- _Job_
Can you transcribe the data exactly? Leave the pictures out.

- _Data segment_

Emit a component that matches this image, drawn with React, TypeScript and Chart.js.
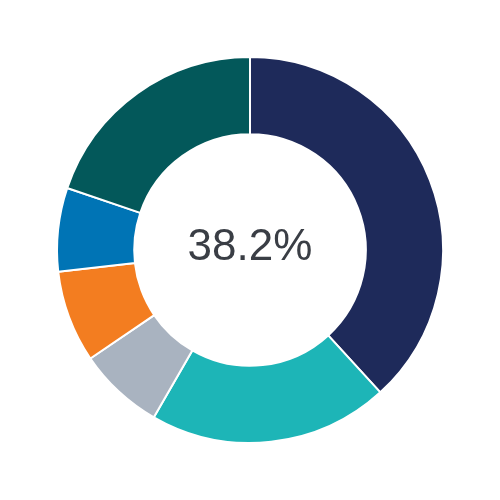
import React, { useEffect, useRef } from 'react';
import Chart from 'chart.js/auto';

const labels = ['A', 'B', 'C', 'D', 'E', 'F'];
const values = [38.2, 20.1, 7.2, 7.7, 7.0, 19.8];
const colors = ['#1e2a5a', '#1db5b7', '#a9b3c0', '#f37d20', '#0074b5', '#03585a'];
const centerLabel = '38.2%';

const centerText = {
  id: 'centerText',
  afterDraw(chart) {
    const { ctx, chartArea } = chart;
    const x = (chartArea.left + chartArea.right) / 2;
    const y = (chartArea.top + chartArea.bottom) / 2;
    ctx.save();
    ctx.font = '44px "Liberation Sans", Arial, sans-serif';
    ctx.fillStyle = '#3a3e45';
    ctx.textAlign = 'center';
    ctx.textBaseline = 'middle';
    ctx.fillText(centerLabel, x, y - 2);
    ctx.restore();
  },
};

export default function App() {
  const canvasRef = useRef(null);
  const chartRef = useRef(null);

  useEffect(() => {
    document.body.style.margin = '0';
    if (!canvasRef.current) return;
    if (chartRef.current) chartRef.current.destroy();

    chartRef.current = new Chart(canvasRef.current, {
      type: 'doughnut',
      data: {
        labels,
        datasets: [
          {
            data: values,
            backgroundColor: colors,
            borderColor: '#ffffff',
            borderWidth: 2,
          },
        ],
      },
      options: {
        animation: false,
        responsive: false,
        cutout: '60%',
        layout: { padding: 56 },
        plugins: {
          legend: { display: false },
          tooltip: { enabled: false },
        },
      },
      plugins: [centerText],
    });

    return () => {
      if (chartRef.current) {
        chartRef.current.destroy();
        chartRef.current = null;
      }
    };
  }, []);

  return (
    <div style={{ width: 500, height: 500, background: '#fff' }}>
      <canvas ref={canvasRef} width={500} height={500}></canvas>
    </div>
  );
}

- _Answer to the problem_
Emit a component that matches this image, drawn with React, TypeScript and Chart.js.
import React, { useEffect, useRef } from 'react';
import Chart from 'chart.js/auto';

const labels = ['A', 'B', 'C', 'D', 'E', 'F'];
const values = [38.2, 20.1, 7.2, 7.7, 7.0, 19.8];
const colors = ['#1e2a5a', '#1db5b7', '#a9b3c0', '#f37d20', '#0074b5', '#03585a'];
const centerLabel = '38.2%';

const centerText = {
  id: 'centerText',
  afterDraw(chart) {
    const { ctx, chartArea } = chart;
    const x = (chartArea.left + chartArea.right) / 2;
    const y = (chartArea.top + chartArea.bottom) / 2;
    ctx.save();
    ctx.font = '44px "Liberation Sans", Arial, sans-serif';
    ctx.fillStyle = '#3a3e45';
    ctx.textAlign = 'center';
    ctx.textBaseline = 'middle';
    ctx.fillText(centerLabel, x, y - 2);
    ctx.restore();
  },
};

export default function App() {
  const canvasRef = useRef(null);
  const chartRef = useRef(null);

  useEffect(() => {
    document.body.style.margin = '0';
    if (!canvasRef.current) return;
    if (chartRef.current) chartRef.current.destroy();

    chartRef.current = new Chart(canvasRef.current, {
      type: 'doughnut',
      data: {
        labels,
        datasets: [
          {
            data: values,
            backgroundColor: colors,
            borderColor: '#ffffff',
            borderWidth: 2,
          },
        ],
      },
      options: {
        animation: false,
        responsive: false,
        cutout: '60%',
        layout: { padding: 56 },
        plugins: {
          legend: { display: false },
          tooltip: { enabled: false },
        },
      },
      plugins: [centerText],
    });

    return () => {
      if (chartRef.current) {
        chartRef.current.destroy();
        chartRef.current = null;
      }
    };
  }, []);

  return (
    <div style={{ width: 500, height: 500, background: '#fff' }}>
      <canvas ref={canvasRef} width={500} height={500}></canvas>
    </div>
  );
}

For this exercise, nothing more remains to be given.